In 1536, Pope Paul III commissioned Michelangelo to redesign the Capitoline as a unified architectural ensemble to welcome Emperor Charles V. Michelangelo’s genius transformed the medieval clutter into one of the earliest examples of modern urban design. He reoriented the piazza away from the Roman Forum towards Christian Rome, creating a trapezoidal plaza framed by the Palazzo Senatorio at the back and the twin structures of the Palazzo dei Conservatori and the Palazzo Nuovo on the sides. The oval pavement pattern at the center, with its radiating star, echoed the cosmic symbolism of the ancient hill, and the placement of the antique bronze equestrian statue of Marcus Aurelius—mistakenly thought to represent Constantine—restated the link between imperial power and the site. This reinvention did not erase the Capitoline’s ancient significance; instead, it layered a Renaissance humanist vision over a palimpsest of sacred and civic meanings, effectively preparing the hill for its modern role as a museum and seat of city government. The Musei Capitolini website provides extensive resources on the Renaissance transformation and the collections housed on the hill.

The Capitoline Today

Today, the Capitoline Hill houses the world’s oldest public museums, opened in 1734 by Pope Clement XII. The collections include some of the most iconic works of ancient sculpture: the original bronze she‑wolf (the Lupa Capitolina), the Dying Gaul, the colossal fragments of a statue of Constantine, and the foundations of the Temple of Jupiter Optimus Maximus that visitors can still explore in the museum’s basement level. The hill remains the administrative center of Rome’s municipal government, with the mayor’s office located in the Palazzo Senatorio. Archaeological work continues to unearth new evidence—in recent decades, excavations beneath the Palazzo dei Conservatori have revealed Iron Age burials and early structural remains, pushing the timeline of the hill’s sacred use further back into Rome’s pre‑urban past.

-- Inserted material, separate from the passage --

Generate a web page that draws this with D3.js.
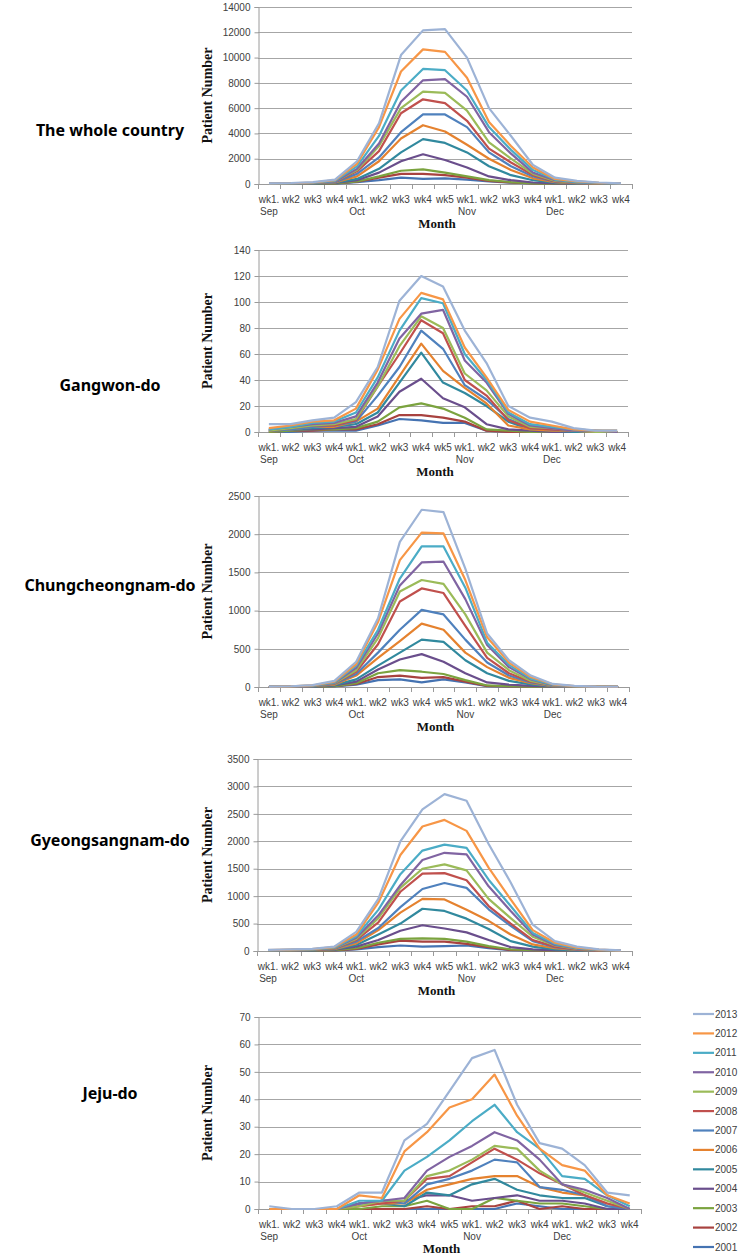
<!DOCTYPE html>
<html>
<head>
<meta charset="utf-8">
<script src="https://cdn.jsdelivr.net/npm/d3@7"></script>
<style>
  html, body { margin: 0; padding: 0; background: #fff; }
  svg { display: block; }
</style>
</head>
<body>
<svg id="chart" width="742" height="1257"></svg>
<script>
// ---------- DATA ----------
const weekLabels  = ["wk1.","wk2","wk3","wk4","wk1.","wk2","wk3","wk4","wk5","wk1.","wk2","wk3","wk4","wk1.","wk2","wk3","wk4"];
const monthLabels = ["Sep","","","","Oct","","","","","Nov","","","","Dec","","",""];
const years = ["2013","2012","2011","2010","2009","2008","2007","2006","2005","2004","2003","2002","2001"];
const yearColors = ["#9DB3D6","#F79646","#4BACC6","#8064A2","#9BBB59","#C0504D","#4F81BD","#E5822F","#31899E","#6A4E8C","#7BA33F","#A8423F","#4573B2"];

// rows follow `years` (2013 ... 2001)
const wholeCountry = [
  [50,80,150,350,1800,4800,10200,12150,12250,10000,6000,3800,1500,500,250,120,50],
  [40,60,120,300,1600,4500,8900,10650,10450,8400,4900,3000,1300,400,200,100,40],
  [30,50,100,250,1400,3800,7400,9100,9000,7400,4500,2700,1100,350,150,80,30],
  [30,50,100,200,1200,3200,6500,8200,8300,6900,4100,2400,900,300,130,60,30],
  [20,40,80,200,1100,3000,6000,7300,7200,5800,3300,2000,800,250,100,50,20],
  [20,40,80,180,1000,2600,5600,6700,6400,5000,2800,1700,700,200,90,40,20],
  [20,30,60,150,800,2100,4100,5500,5500,4500,2500,1400,600,180,80,40,20],
  [20,30,60,120,600,1800,3600,4650,4150,3100,2000,1100,450,150,60,30,15],
  [10,20,40,100,400,1200,2500,3550,3250,2500,1400,700,300,100,50,20,10],
  [10,20,40,80,300,900,1800,2350,1900,1300,600,300,120,50,20,10,5],
  [5,10,20,40,200,600,1050,1150,900,600,300,150,50,20,10,5,3],
  [5,10,20,40,180,500,800,800,700,500,250,120,40,20,10,5,3],
  [5,10,15,30,150,300,500,400,450,350,200,100,40,20,10,5,3]
];
const gangwon = [
  [6,6,9,11,23,50,101,120,112,78,53,20,11,8,3,1,1],
  [3,5,8,9,18,48,87,107,102,65,42,17,8,5,2,1,1],
  [2,4,7,8,15,42,78,103,99,60,40,15,6,4,2,1,1],
  [2,4,6,7,12,38,72,91,94,55,38,14,5,3,1,1,0],
  [1,3,5,6,10,35,66,89,80,45,32,12,4,3,1,0,0],
  [1,3,5,5,9,35,60,86,76,40,28,9,3,2,1,0,0],
  [1,2,4,5,8,28,50,78,64,36,25,10,3,2,1,0,0],
  [1,2,4,4,8,18,43,68,47,34,22,5,2,1,1,0,0],
  [1,2,3,4,6,15,38,61,38,30,20,8,2,1,0,0,0],
  [1,2,2,3,4,12,31,41,26,19,6,2,1,0,0,0,0],
  [0,1,2,2,3,8,19,22,18,11,2,1,0,0,0,0,0],
  [0,1,1,2,2,6,13,13,11,8,1,0,0,0,0,0,0],
  [0,0,1,1,1,5,10,9,7,7,1,0,0,0,0,0,0]
];
const chungnam = [
  [5,10,25,80,330,900,1900,2320,2290,1550,700,350,150,40,15,5,3],
  [3,8,20,70,300,850,1660,2020,2010,1400,650,320,130,35,12,5,2],
  [3,7,18,60,280,750,1420,1840,1840,1300,580,290,110,30,10,4,2],
  [2,6,16,55,250,700,1330,1630,1640,1150,550,260,100,25,10,3,2],
  [2,5,15,50,220,640,1250,1400,1350,950,450,220,80,20,8,3,1],
  [2,5,14,45,200,560,1120,1290,1230,800,380,180,70,20,8,3,1],
  [1,4,12,40,170,450,750,1010,950,620,320,150,60,15,5,2,1],
  [1,3,10,30,150,380,600,830,750,450,260,120,50,12,5,2,1],
  [1,3,8,25,100,280,450,620,590,350,180,80,35,10,3,1,0],
  [1,2,6,20,70,230,360,430,330,180,60,30,15,5,2,1,0],
  [0,1,4,12,50,180,220,200,170,90,20,10,5,2,1,0,0],
  [0,1,3,10,40,130,150,120,130,70,15,8,3,1,0,0,0],
  [0,1,2,8,30,90,100,60,100,60,10,5,2,1,0,0,0]
];
const gyeongnam = [
  [20,30,40,80,350,950,2000,2580,2860,2740,1950,1250,480,180,80,30,10],
  [15,25,35,70,300,880,1750,2270,2390,2190,1520,940,380,150,60,25,8],
  [12,20,30,60,270,750,1400,1830,1940,1880,1300,820,330,130,50,20,7],
  [10,18,28,55,240,650,1200,1660,1790,1760,1180,730,300,110,45,18,6],
  [10,15,25,50,220,600,1150,1500,1580,1470,950,600,260,100,40,15,5],
  [8,14,22,45,200,520,1080,1410,1420,1290,820,500,200,80,30,12,4],
  [7,12,20,40,170,420,800,1130,1240,1150,760,460,180,70,25,10,3],
  [6,10,18,35,140,380,700,950,940,750,550,300,120,50,20,8,3],
  [5,8,15,30,110,300,500,770,730,590,400,180,80,30,12,5,2],
  [4,6,12,25,80,200,370,470,410,340,200,70,30,12,5,2,1],
  [2,4,8,15,50,150,220,230,220,170,90,30,15,5,2,1,0],
  [2,3,6,12,40,120,190,170,170,130,70,20,10,4,2,1,0],
  [1,2,4,8,30,70,100,80,90,100,50,15,8,3,1,0,0]
];
const jeju = [
  [1,0,0,1,6,6,25,31,43,55,58,38,24,22,16,6,5],
  [0,0,0,0,5,4,21,28,37,40,49,34,22,16,14,5,2],
  [0,0,0,0,3,3,14,19,25,32,38,28,22,12,11,5,1],
  [0,0,0,0,2,3,4,14,19,23,28,25,18,9,7,4,0],
  [0,0,0,0,1,3,3,12,14,18,23,22,14,9,6,3,0],
  [0,0,0,0,1,2,3,11,12,17,22,18,13,9,5,2,0],
  [0,0,0,0,2,3,2,9,11,14,18,17,8,7,5,1,0],
  [0,0,0,0,1,2,2,7,9,11,12,12,8,6,5,2,0],
  [0,0,0,0,2,2,1,6,5,9,11,7,5,4,4,1,0],
  [0,0,0,0,2,3,3,5,5,3,4,5,3,3,2,0,0],
  [0,0,0,0,0,1,1,3,0,0,4,3,2,2,1,0,0],
  [0,0,0,0,0,0,0,1,0,1,1,3,0,1,0,0,0],
  [0,0,0,0,0,0,0,0,0,0,0,2,1,0,0,0,0]
];

const regionNames = ["The whole country","Gangwon-do","Chungcheongnam-do","Gyeongsangnam-do","Jeju-do"];
const regionData  = [wholeCountry, gangwon, chungnam, gyeongnam, jeju];
const yMaxes      = [14000, 140, 2500, 3500, 70];
const yTickSteps  = [2000, 20, 500, 500, 10];

// ---------- LAYOUT ----------
const panels = [
  {top: 7,    bottom: 184,  left: 258, right: 632, titleY: 130},
  {top: 250,  bottom: 432,  left: 258, right: 628, titleY: 385},
  {top: 496,  bottom: 687,  left: 258, right: 629, titleY: 585},
  {top: 759,  bottom: 951,  left: 257, right: 632, titleY: 840},
  {top: 1017, bottom: 1209, left: 258, right: 641, titleY: 1093}
];

const svg = d3.select("#chart");
const axisColor = "#9a9a9a";
const gridColor = "#a6a6a6";
const textColor = "#404040";

panels.forEach((p, pi) => {
  const g = svg.append("g");
  const x = d3.scaleBand().domain(d3.range(weekLabels.length)).range([p.left, p.right]).padding(0);
  const y = d3.scaleLinear().domain([0, yMaxes[pi]]).range([p.bottom, p.top]);
  const ticks = d3.range(0, yMaxes[pi] + 1e-9, yTickSteps[pi]);

  // gridlines
  g.append("g").selectAll("line").data(ticks.filter(t => t > 0)).join("line")
    .attr("x1", p.left).attr("x2", p.right)
    .attr("y1", d => Math.round(y(d)) + 0.5).attr("y2", d => Math.round(y(d)) + 0.5)
    .attr("stroke", gridColor).attr("stroke-width", 1.2);

  // y axis
  const yAxis = d3.axisLeft(y).tickValues(ticks).tickSize(4).tickPadding(4).tickFormat(d3.format("d"));
  const ya = g.append("g").attr("transform", `translate(${p.left + 0.5},0)`).call(yAxis);
  ya.select(".domain").attr("stroke", axisColor);
  ya.selectAll(".tick line").attr("stroke", axisColor);
  ya.selectAll(".tick text").attr("fill", textColor)
    .style("font-family", "'Liberation Sans', Arial, sans-serif").style("font-size", "10px");

  // x axis (ticks at category boundaries)
  const bounds = d3.range(weekLabels.length + 1).map(i => p.left + i * x.bandwidth());
  g.append("line").attr("x1", p.left).attr("x2", p.right)
    .attr("y1", p.bottom + 0.5).attr("y2", p.bottom + 0.5).attr("stroke", axisColor).attr("stroke-width", 1.2);
  g.append("g").selectAll("line").data(bounds).join("line")
    .attr("x1", d => Math.round(d) + 0.5).attr("x2", d => Math.round(d) + 0.5)
    .attr("y1", p.bottom).attr("y2", p.bottom + 5).attr("stroke", axisColor);

  const labG = g.append("g").style("font-family", "'Liberation Sans', Arial, sans-serif")
    .style("font-size", "10px").attr("fill", textColor);
  labG.selectAll("text.wk").data(weekLabels).join("text").attr("class", "wk")
    .attr("x", (d, i) => x(i) + x.bandwidth() / 2).attr("y", p.bottom + 19)
    .attr("text-anchor", "middle").text(d => d);
  labG.selectAll("text.mo").data(monthLabels).join("text").attr("class", "mo")
    .attr("x", (d, i) => x(i) + x.bandwidth() / 2).attr("y", p.bottom + 31)
    .attr("text-anchor", "middle").text(d => d);

  // axis titles
  g.append("text").attr("x", (p.left + p.right) / 2 - 8).attr("y", p.bottom + 44)
    .attr("text-anchor", "middle")
    .style("font-family", "'Liberation Serif', 'Times New Roman', serif")
    .style("font-weight", "bold").style("font-size", "13px").attr("fill", "#111")
    .text("Month");
  g.append("text")
    .attr("transform", `translate(212,${(p.top + p.bottom) / 2}) rotate(-90)`)
    .attr("text-anchor", "middle")
    .style("font-family", "'Liberation Serif', 'Times New Roman', serif")
    .style("font-weight", "bold").style("font-size", "14px").attr("fill", "#111")
    .text("Patient Number");

  // region title
  g.append("text").attr("x", 110).attr("y", p.titleY + 6).attr("text-anchor", "middle")
    .style("font-family", "'Noto Sans', 'Open Sans', sans-serif").style("font-weight", "bold")
    .style("font-size", "16px").attr("fill", "#000").text(regionNames[pi]);

  // lines (2001 drawn first, 2013 last)
  const line = d3.line().x((d, i) => x(i) + x.bandwidth() / 2).y(d => y(d));
  const series = regionData[pi].map((vals, k) => ({vals, k})).reverse();
  g.append("g").selectAll("path").data(series).join("path")
    .attr("d", d => line(d.vals))
    .attr("fill", "none")
    .attr("stroke", d => yearColors[d.k])
    .attr("stroke-width", 2.2)
    .attr("stroke-linejoin", "round");
});

// legend
const lg = svg.append("g").style("font-family", "'Liberation Sans', Arial, sans-serif")
  .style("font-size", "10px");
const ly = d3.scalePoint().domain(years).range([1014, 1247]);
lg.selectAll("line").data(years).join("line")
  .attr("x1", 693).attr("x2", 714)
  .attr("y1", d => ly(d)).attr("y2", d => ly(d))
  .attr("stroke", (d, i) => yearColors[i]).attr("stroke-width", 2.2);
lg.selectAll("text").data(years).join("text")
  .attr("x", 715).attr("y", d => ly(d) + 3.5).attr("fill", textColor).text(d => d);
</script>
</body>
</html>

Modern scholarship on the Capitoline has expanded considerably with the rise of digital modeling and epigraphic studies. The Archaeological Institute of America regularly publishes findings related to newly discovered fragments of the archaic temple’s terracotta revetments and other structural elements. These discoveries confirm that the Capitoline is not a static relic but a dynamic archaeological landscape that continues to challenge and refine our understanding of early Rome. The ongoing excavations and digital reconstructions allow scholars and the public alike to connect with the layered history of this remarkable hill.

Conclusion: Enduring Significance

The Capitoline Hill was never just a piece of high ground. It was the repository of the state’s holiest contracts, the physical anchor of Roman identity, and the theater where mortal power bowed before divine law. From the augurs scanning the sky on the Arx to the Senate convening under Jupiter’s watchful gaze, the hill condensed the religious, political, and cultural energies of a civilization into a single, commanding precinct. Its resilience through the centuries—transformed by fire, reinvention, and the accretion of memory—demonstrates that its significance lies not only in what was built upon it but in the persistent belief that this hill, above all others, was destined to be the caput mundi. As visitors climb the Cordonata staircase today and enter Michelangelo’s piazza, they are treading on layers of meaning that stretch back nearly three millennia, each stone a reminder of a city that, from its very beginnings, chose a rugged crag to serve as its sacred and civic soul.